◆ Written task
Leave the pictures out. Retype exactly the lines below from the one containing "Write the TikZ code for this diagram." through the one containing "west, text=white, inner", and no others.

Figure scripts
● ● ●

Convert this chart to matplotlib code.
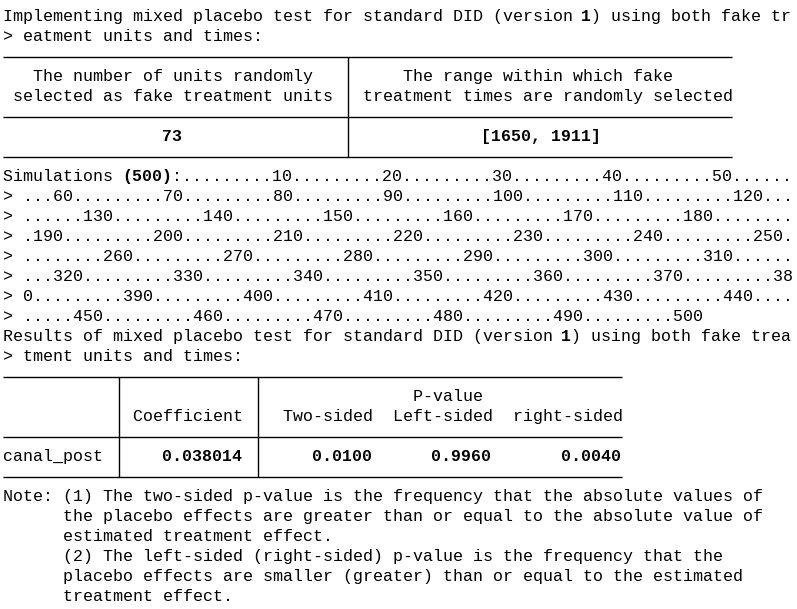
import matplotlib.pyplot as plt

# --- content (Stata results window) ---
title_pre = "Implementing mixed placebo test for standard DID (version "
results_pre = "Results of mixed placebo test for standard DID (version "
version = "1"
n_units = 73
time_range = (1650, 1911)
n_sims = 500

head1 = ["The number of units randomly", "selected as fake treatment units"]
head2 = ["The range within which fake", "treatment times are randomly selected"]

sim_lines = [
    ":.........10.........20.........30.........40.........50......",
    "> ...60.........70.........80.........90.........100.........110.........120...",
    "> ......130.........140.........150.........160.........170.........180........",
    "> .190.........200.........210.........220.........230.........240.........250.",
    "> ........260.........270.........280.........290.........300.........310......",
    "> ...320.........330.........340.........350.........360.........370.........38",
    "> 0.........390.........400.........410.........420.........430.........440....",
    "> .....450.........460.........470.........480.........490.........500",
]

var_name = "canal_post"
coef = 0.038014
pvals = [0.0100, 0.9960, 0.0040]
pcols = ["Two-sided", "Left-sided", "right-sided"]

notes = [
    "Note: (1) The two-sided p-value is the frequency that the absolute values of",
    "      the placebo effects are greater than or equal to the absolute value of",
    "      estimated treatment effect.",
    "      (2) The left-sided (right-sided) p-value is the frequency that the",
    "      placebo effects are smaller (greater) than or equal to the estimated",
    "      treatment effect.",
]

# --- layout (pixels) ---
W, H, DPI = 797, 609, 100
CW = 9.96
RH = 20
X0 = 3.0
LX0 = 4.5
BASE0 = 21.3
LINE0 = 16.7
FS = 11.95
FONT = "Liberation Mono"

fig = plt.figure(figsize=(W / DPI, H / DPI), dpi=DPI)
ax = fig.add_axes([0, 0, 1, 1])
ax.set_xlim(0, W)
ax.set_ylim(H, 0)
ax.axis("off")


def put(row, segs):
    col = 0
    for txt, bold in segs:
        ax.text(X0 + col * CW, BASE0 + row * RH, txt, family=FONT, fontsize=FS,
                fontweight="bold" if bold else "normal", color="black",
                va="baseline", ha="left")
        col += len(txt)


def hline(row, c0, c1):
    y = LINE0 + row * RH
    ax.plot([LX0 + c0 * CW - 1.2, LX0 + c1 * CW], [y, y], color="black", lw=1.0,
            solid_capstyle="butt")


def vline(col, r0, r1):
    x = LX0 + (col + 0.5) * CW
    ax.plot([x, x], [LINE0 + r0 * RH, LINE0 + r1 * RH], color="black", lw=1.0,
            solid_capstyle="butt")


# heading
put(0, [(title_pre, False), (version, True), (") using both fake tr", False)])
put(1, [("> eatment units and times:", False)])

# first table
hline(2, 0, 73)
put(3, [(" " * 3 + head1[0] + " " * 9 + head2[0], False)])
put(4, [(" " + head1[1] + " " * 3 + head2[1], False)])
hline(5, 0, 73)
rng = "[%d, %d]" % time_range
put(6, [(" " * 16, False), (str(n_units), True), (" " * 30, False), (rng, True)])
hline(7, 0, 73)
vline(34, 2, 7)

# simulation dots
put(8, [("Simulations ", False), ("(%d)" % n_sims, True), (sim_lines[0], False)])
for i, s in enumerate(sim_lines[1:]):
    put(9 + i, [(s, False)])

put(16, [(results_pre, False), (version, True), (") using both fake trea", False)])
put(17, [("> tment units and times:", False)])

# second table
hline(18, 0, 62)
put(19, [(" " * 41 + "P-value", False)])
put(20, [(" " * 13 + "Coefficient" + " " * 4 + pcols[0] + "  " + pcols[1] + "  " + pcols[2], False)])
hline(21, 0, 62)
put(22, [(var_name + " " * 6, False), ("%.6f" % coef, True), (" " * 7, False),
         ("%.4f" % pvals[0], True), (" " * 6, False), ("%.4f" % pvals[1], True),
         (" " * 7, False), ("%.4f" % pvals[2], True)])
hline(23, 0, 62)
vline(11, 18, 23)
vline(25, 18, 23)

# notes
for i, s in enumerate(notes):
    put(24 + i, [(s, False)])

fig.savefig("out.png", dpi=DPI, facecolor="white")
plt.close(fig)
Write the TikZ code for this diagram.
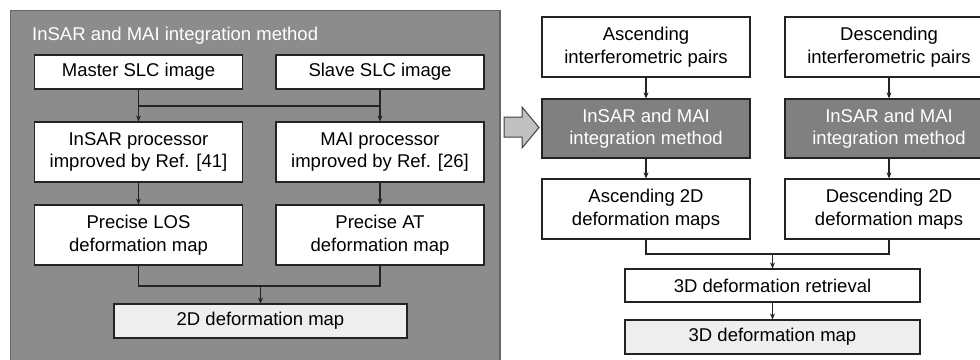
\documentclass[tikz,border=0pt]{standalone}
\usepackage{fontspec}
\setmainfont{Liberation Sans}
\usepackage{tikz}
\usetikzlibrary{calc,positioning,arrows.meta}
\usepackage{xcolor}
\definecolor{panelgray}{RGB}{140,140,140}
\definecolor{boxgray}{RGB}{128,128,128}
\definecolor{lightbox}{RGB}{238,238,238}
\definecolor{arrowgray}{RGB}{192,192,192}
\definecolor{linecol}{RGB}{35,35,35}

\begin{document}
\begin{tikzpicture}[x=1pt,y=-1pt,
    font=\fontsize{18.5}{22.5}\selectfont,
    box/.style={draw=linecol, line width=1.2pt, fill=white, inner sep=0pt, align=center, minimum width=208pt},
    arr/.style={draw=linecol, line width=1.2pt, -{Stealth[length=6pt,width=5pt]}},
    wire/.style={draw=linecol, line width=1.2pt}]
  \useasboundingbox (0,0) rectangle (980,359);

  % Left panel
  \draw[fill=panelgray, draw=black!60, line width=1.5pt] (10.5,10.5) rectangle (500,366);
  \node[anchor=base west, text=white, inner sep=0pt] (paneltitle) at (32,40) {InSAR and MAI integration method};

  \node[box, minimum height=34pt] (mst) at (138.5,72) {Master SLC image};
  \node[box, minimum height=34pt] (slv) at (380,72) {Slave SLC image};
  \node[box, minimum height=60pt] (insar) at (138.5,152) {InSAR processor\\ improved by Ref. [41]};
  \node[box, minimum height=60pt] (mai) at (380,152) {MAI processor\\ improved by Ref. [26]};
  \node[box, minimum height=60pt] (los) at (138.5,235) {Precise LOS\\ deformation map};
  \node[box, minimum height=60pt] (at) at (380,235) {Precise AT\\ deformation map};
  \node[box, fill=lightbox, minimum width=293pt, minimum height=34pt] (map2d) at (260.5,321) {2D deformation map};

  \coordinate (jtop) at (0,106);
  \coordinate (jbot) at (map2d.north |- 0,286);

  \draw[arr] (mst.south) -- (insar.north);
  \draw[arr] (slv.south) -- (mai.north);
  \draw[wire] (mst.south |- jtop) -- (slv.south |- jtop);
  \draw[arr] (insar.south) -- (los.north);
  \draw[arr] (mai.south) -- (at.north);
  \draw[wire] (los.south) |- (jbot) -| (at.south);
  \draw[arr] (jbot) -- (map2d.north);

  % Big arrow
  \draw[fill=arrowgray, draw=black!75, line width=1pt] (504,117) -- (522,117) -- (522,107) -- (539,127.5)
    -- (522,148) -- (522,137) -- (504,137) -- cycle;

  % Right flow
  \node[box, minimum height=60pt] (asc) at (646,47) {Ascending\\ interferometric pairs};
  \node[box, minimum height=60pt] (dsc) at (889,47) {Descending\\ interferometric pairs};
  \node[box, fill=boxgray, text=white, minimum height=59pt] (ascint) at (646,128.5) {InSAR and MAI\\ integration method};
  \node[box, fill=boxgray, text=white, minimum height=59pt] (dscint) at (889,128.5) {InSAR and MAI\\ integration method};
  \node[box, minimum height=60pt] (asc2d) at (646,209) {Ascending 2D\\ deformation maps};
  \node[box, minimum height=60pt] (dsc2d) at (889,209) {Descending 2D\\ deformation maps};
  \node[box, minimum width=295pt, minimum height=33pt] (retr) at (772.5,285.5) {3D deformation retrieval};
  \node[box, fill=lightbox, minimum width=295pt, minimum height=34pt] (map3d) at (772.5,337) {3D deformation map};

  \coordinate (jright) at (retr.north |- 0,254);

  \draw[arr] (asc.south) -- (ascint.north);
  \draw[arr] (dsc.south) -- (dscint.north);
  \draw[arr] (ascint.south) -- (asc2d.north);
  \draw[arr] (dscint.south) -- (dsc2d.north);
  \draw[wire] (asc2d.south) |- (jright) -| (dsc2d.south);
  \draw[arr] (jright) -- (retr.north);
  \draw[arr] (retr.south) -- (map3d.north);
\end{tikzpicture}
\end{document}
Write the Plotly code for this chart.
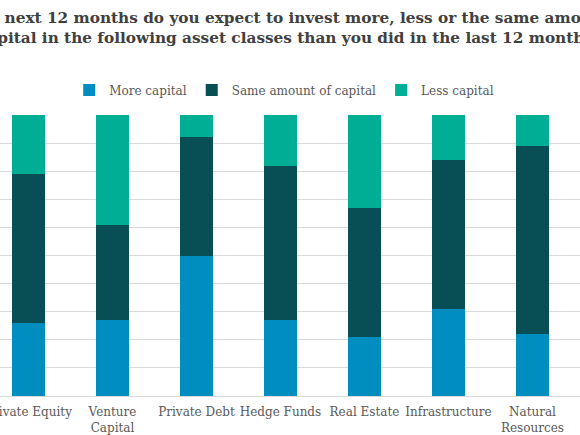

● ● ●

◆ Task result
Write the TikZ code for this diagram.
\documentclass[tikz,border=0pt]{standalone}
\usepackage{fontspec}
\setmainfont{Liberation Sans}
\usepackage{tikz}
\usetikzlibrary{calc,positioning,arrows.meta}
\usepackage{xcolor}
\definecolor{panelgray}{RGB}{140,140,140}
\definecolor{boxgray}{RGB}{128,128,128}
\definecolor{lightbox}{RGB}{238,238,238}
\definecolor{arrowgray}{RGB}{192,192,192}
\definecolor{linecol}{RGB}{35,35,35}

\begin{document}
\begin{tikzpicture}[x=1pt,y=-1pt,
    font=\fontsize{18.5}{22.5}\selectfont,
    box/.style={draw=linecol, line width=1.2pt, fill=white, inner sep=0pt, align=center, minimum width=208pt},
    arr/.style={draw=linecol, line width=1.2pt, -{Stealth[length=6pt,width=5pt]}},
    wire/.style={draw=linecol, line width=1.2pt}]
  \useasboundingbox (0,0) rectangle (980,359);

  % Left panel
  \draw[fill=panelgray, draw=black!60, line width=1.5pt] (10.5,10.5) rectangle (500,366);
  \node[anchor=base west, text=white, inner sep=0pt] (paneltitle) at (32,40) {InSAR and MAI integration method};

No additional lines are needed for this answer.